Should your friend want to play the game while you’re not there, though, there will definitely be a fee: he or she will have to pay full price to unlock the game. Per Harrison: “The bits that are on that disc, you can give it to your friend and they can install it on an Xbox One…they would then have to purchase the right to play that game through Xbox Live…it will be the same price [you paid for the game].”

Harrison and Hyrb also perpetuated the confusion about used games on the Xbox One. According to Harrison, Microsoft “will have a solution — we’re not talking about it today — for you to be able to trade your previously-played games online.” Contrast that with Hyrb’s statement: “today we have only confirmed that we designed Xbox One to enable our customers to trade in and resell games at retail [emphasis mine].”

So which is it? Online? Or retail? Or both? And more to the point: how will this system actually work? Schreier speculated that “once you’re done with a game, you can trade the code online and it will be erased from your machine.” Whether or not this is true, his follow-up questions are on point: “But what will you get? Other games? Microsoft Points?” Nobody knows, and, for today, Microsoft isn’t saying.

Microsoft’s big Xbox One reveal wasn’t exactly a smashing success. But despite the tepid reaction to the actual announcement event, there’s one aspect of the new console likely to provoke outrage: the possible inclusion of an built-in “online-pass” system that could have a huge effect on the way games — and especially used games — are played on the machine.

The information was obtained by Wired writer Chris Kohler, who published an analysis of the console on the magazine’s Game Life blog. Here’s the money quote:

“Wired asked Microsoft if installation would be mandatory. ‘On the new Xbox, all game discs are installed to the HDD to play,’ the company responded in an emailed statement. Sounds mandatory to us.

What follows naturally from this is that each disc would have to be tied to a unique Xbox Live account, else you could take a single disc and pass it between everyone you know and copy the game over and over. Since this is clearly not going to happen, each disc must then only install for a single owner.

Microsoft did say that if a disc was used with a second account, that owner would be given the option to pay a fee and install the game from the disc, which would then mean that the new account would also own the game and could play it without the disc.

But what if a second person simply wanted to put the disc in and play the game without installing – and without paying extra? In other words, what happens to our traditional concept of a “used game”? This is a question for which Microsoft did not yet have an answer, and is surely something that game buyers (as well as renters and lenders) will want to know.”

After Kohler’s story was published by Wired, Microsoft posted an FAQ on the official XBox site that included this exchange:

Q: Will Xbox One allow players to trade in, purchase and play pre-owned games?
A: We are designing Xbox One to enable customers to trade in and resell games. We’ll have more details to share later

One wonders why such a delay is necessary, especially since Matt Hill, deputy editor of the UK magazine T3, claims to have those details, directly from a Microsoft source:

Xbox One 2nd hand games: Xbox told me that once you sell a game, the license transfers in the cloud. So when a new gamer activates it…
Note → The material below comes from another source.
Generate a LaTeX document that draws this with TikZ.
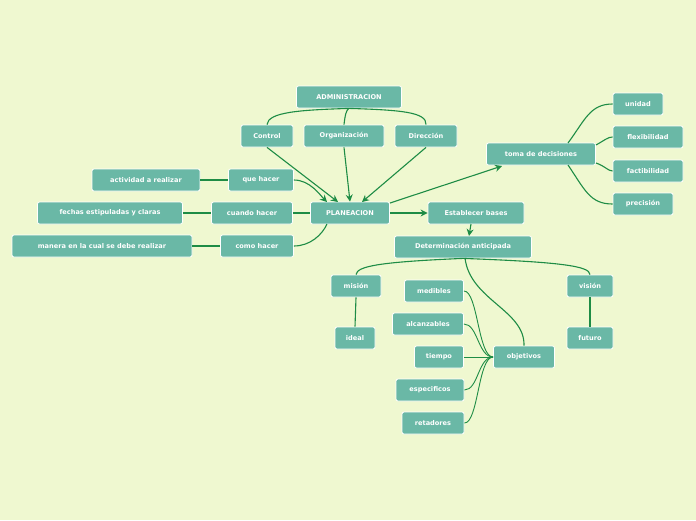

— Matt Hill (@gethill) May 21, 2013

At this point, all we have to go on is a mix of very vague Microsoft statements and conjecture. It’s hard to account for the discrepancy between the Wired story and Hill’s reporting, and it won’t be possible until Microsoft explains exactly how this system works. Is there a fee to add a second licensed user, or not? The cloud-based license transfers that Hill describes will require intense scrutiny; as things stand, they’re a technological convenience tantamount to magic.

Game Front has reached out to Microsoft for comment on this developing story, in the hopes of getting clarification that goes beyond the answer posted in the FAQ. Given the events of the day, further comment might be long in coming, but this article will be updated as soon as new information becomes available.